The making of skiing’s most grandiose night shoot
Published in POWDER Magazine (43.5) | January 2015
On a clear evening last April, Sweetgrass Productions hired a helicopter to shuttle 9,000 pounds of light and power, enough wattage to illuminate a football stadium, to a mountain ridge in the Tordrillo Range, about 70 miles outside of Anchorage, Alaska. As daylight waned, Chris Benchetler, Daron Rahlves, and their guide, Ken Bibby, anchored themselves into the snow so they could slide up to the edge of the ridge and dig a hole through the cornice, which would later give them access to their lines. Meanwhile, the helicopter flew farther up the ridge with a Hollywood-set light hooked to a 100-foot-long synthetic cable under its belly. The pilot swung the light down to a precarious platform cupped into the ridgeline, where mechanic Shane Treat guided the light’s placement.

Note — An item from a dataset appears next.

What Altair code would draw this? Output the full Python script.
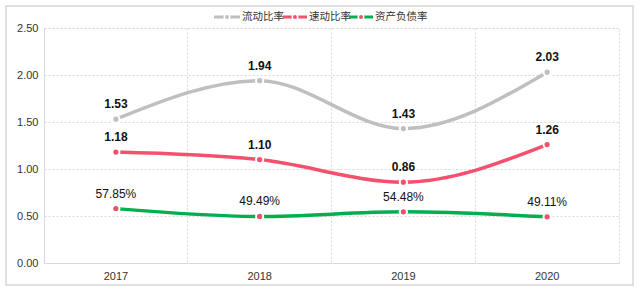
import altair as alt
import pandas as pd

# Financial ratios by year
years = ["2017", "2018", "2019", "2020"]
current_ratio = [1.53, 1.94, 1.43, 2.03]      # 流动比率
quick_ratio = [1.18, 1.10, 0.86, 1.26]        # 速动比率
debt_ratio = [0.5785, 0.4949, 0.5448, 0.4911]  # 资产负债率

y_ticks = [0, 0.5, 1.0, 1.5, 2.0, 2.5]

LATIN = "Liberation Sans"
CJK = "Noto Sans CJK SC"
GRID = "#d9d9d9"

# name, values, line colour, dot colour, label format, label weight
series = [
    ("流动比率", current_ratio, "#bfbfbf", "#bfbfbf", ".2f", "bold"),
    ("速动比率", quick_ratio, "#f5506e", "#f5506e", ".2f", "bold"),
    ("资产负债率", debt_ratio, "#00b04f", "#ee4f6b", ".2%", "normal"),
]

x_enc = alt.X(
    "year:O",
    scale=alt.Scale(type="band", domain=years, paddingInner=0, paddingOuter=0),
    axis=alt.Axis(
        title=None, labelAngle=0, ticks=False, grid=True, bandPosition=0,
        gridDash=[2, 2], gridColor=GRID, domainColor=GRID,
        labelFont=LATIN, labelFontSize=11, labelColor="#333333", labelPadding=7,
    ),
)
y_enc = alt.Y(
    "value:Q",
    scale=alt.Scale(domain=[0, 2.5], nice=False),
    axis=alt.Axis(
        title=None, values=y_ticks, format=".2f", ticks=False,
        gridDash=[2, 2], gridColor=GRID, domainColor=GRID,
        labelFont=LATIN, labelFontSize=11, labelColor="#333333", labelPadding=6,
    ),
)

layers = []

# outer frame around the whole chart
frame = alt.Chart(pd.DataFrame({"k": [0]})).mark_rect(
    fillOpacity=0, stroke="#d6d6d6", strokeWidth=1.5, clip=False
).encode(
    x=alt.value(-38), x2=alt.value(589), y=alt.value(-22), y2=alt.value(257)
)
layers.append(frame)

for name, vals, line_color, dot_color, fmt, weight in series:
    df = pd.DataFrame({"year": years, "value": vals})
    base = alt.Chart(df).encode(x=x_enc, y=y_enc)
    layers.append(
        base.mark_line(color=line_color, strokeWidth=3.5, interpolate="monotone")
    )
    layers.append(
        base.mark_point(
            filled=True, fill=dot_color, stroke="white", strokeWidth=2,
            size=52, opacity=1,
        )
    )
    layers.append(
        base.mark_text(
            font=LATIN, fontSize=12, fontWeight=weight, color="#111111",
            baseline="bottom", dy=-8,
        ).encode(text=alt.Text("value:Q", format=fmt))
    )

# legend row across the top
legend_items = [(170, 196, 198), (239, 263, 265), (305, 329, 331)]
one = pd.DataFrame({"k": [0]})
for (name, _, line_color, dot_color, _, _), (x0, x1, tx) in zip(series, legend_items):
    layers.append(
        alt.Chart(one).mark_rule(color=line_color, strokeWidth=3).encode(
            x=alt.value(x0), x2=alt.value(x1), y=alt.value(-11)
        )
    )
    layers.append(
        alt.Chart(one).mark_point(
            filled=True, fill=dot_color, stroke="white", strokeWidth=1.5,
            size=30, opacity=1,
        ).encode(x=alt.value((x0 + x1) / 2), y=alt.value(-11))
    )
    layers.append(
        alt.Chart(one).mark_text(
            text=name, font=CJK, fontSize=10.5, color="#333333",
            align="left", baseline="middle",
        ).encode(x=alt.value(tx), y=alt.value(-11))
    )

chart = alt.layer(*layers).properties(
    width=575,
    height=235,
    autosize=alt.AutoSizeParams(type="none"),
    padding={"left": 44, "top": 28, "right": 21, "bottom": 28},
    background="white",
).configure_view(
    stroke=GRID, strokeDash=[2, 2]
)

chart.save("out.html", embed_options={"renderer": "svg", "actions": False})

The pilot, Jason Legge, flew the crew and gear into place before sunset. Some 1,500 feet below the ridgetop, Sweetgrass’ Nick Waggoner, Mike Brown, and Zac Ramras set up their cameras and assumed their places to conduct the symphony of light that would ensue.
Like many Sweetgrass projects, Afterglow, a stunning film released online in October, was a fantastical pipe dream come true that required an uncommon level of stubborn resolve and determination. Waggoner had imagined amplifying night skiing to big mountain terrain since Sweetgrass’ second film, Signatures, which featured another night-skiing segment filmed on a much smaller scale in Japan. The pieces came together last winter when a Swedish advertising agency hired Sweetgrass to direct and produce a commercial film for Philips, the electronics company, and gave them the budget—twice what they spent on their previous film, Valhalla, a two-year project—to do so.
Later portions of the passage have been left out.